§ **EXERCISE DETAILS**: Return the lines below exactly, from the first line to the line that contains "const seriesNames = ['2022', '2030'];". Leave out pictures.

§ **RECORD SET**:
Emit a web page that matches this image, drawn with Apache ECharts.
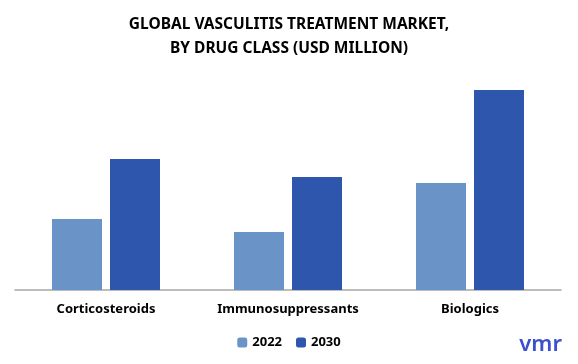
<!DOCTYPE html>
<html><head><meta charset="utf-8">
<script src="https://cdn.jsdelivr.net/npm/echarts@6/dist/echarts.min.js"></script>
<style>html,body{margin:0;padding:0;background:#fff}#c{width:578px;height:364px}</style>
</head><body><div id="c"></div>
<script>
const categories = ['Corticosteroids', 'Immunosuppressants', 'Biologics'];
const series2022 = [71, 58, 107];
const series2030 = [131, 113, 200];
const seriesNames = ['2022', '2030'];

const chart = echarts.init(document.getElementById('c'), null, {renderer: 'canvas'});
chart.setOption({
  animation: false,
  title: {
    text: 'GLOBAL VASCULITIS TREATMENT MARKET,\nBY DRUG CLASS (USD MILLION)',
    left: 'center', top: 8,
    textStyle: {fontFamily: 'Noto Sans', fontWeight: 'bold', fontSize: 15.5, lineHeight: 24, color: '#000'}
  },
  legend: {
    data: seriesNames, bottom: 10, left: 'center',
    itemWidth: 10, itemHeight: 10, itemGap: 14,
    textStyle: {fontFamily: 'Noto Sans', fontSize: 13, color: '#000', fontWeight: 'bold'}
  },
  grid: {left: 15, right: 17, top: 70, bottom: 74, containLabel: false},
  xAxis: {
    type: 'category', data: categories,
    axisLine: {lineStyle: {color: '#a6a6a6', width: 1.5}},
    axisTick: {show: false},
    axisLabel: {interval: 0, fontFamily: 'Noto Sans', fontSize: 13, color: '#000', margin: 13, fontWeight: 'bold'}
  },
  yAxis: {type: 'value', min: 0, max: 220, show: false, splitLine: {show: false}},
  series: [
    {name: seriesNames[0], type: 'bar', data: series2022, barWidth: 50, barGap: '16%', itemStyle: {color: '#6a93c8'}},
    {name: seriesNames[1], type: 'bar', data: series2030, barWidth: 50, itemStyle: {color: '#2e56ad'}}
  ],
  graphic: [{
    type: 'text', right: 16, bottom: 8,
    style: {text: 'vmr', font: '600 22px "Noto Sans"', fill: '#3b4fcf'}
  }]
});
</script></body></html>
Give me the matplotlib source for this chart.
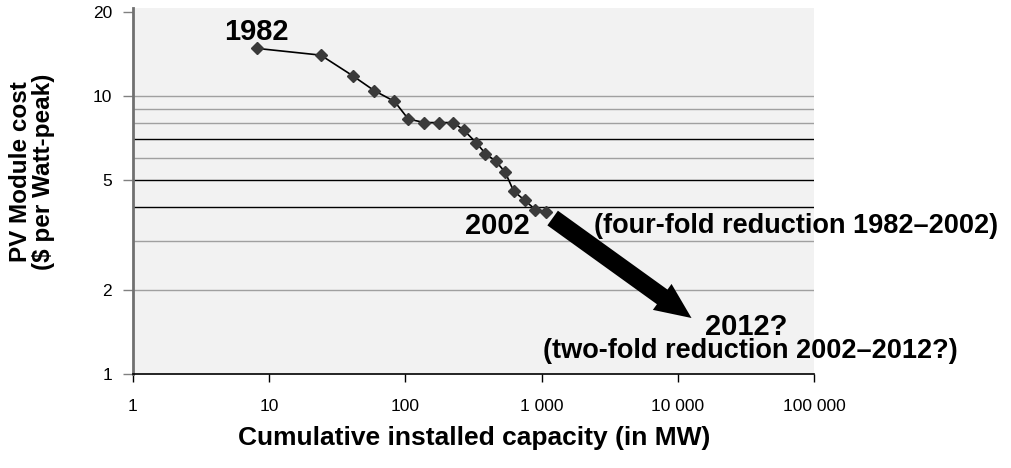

§ **REPLY TO THE TASK**:
Emit a web page that matches this image, drawn with Apache ECharts.
<!DOCTYPE html>
<html><head><meta charset="utf-8">
<script src="https://cdn.jsdelivr.net/npm/echarts@6/dist/echarts.min.js"></script>
<style>html,body{margin:0;padding:0;background:#fff}#c{width:578px;height:364px}</style>
</head><body><div id="c"></div>
<script>
const categories = ['Corticosteroids', 'Immunosuppressants', 'Biologics'];
const series2022 = [71, 58, 107];
const series2030 = [131, 113, 200];
const seriesNames = ['2022', '2030'];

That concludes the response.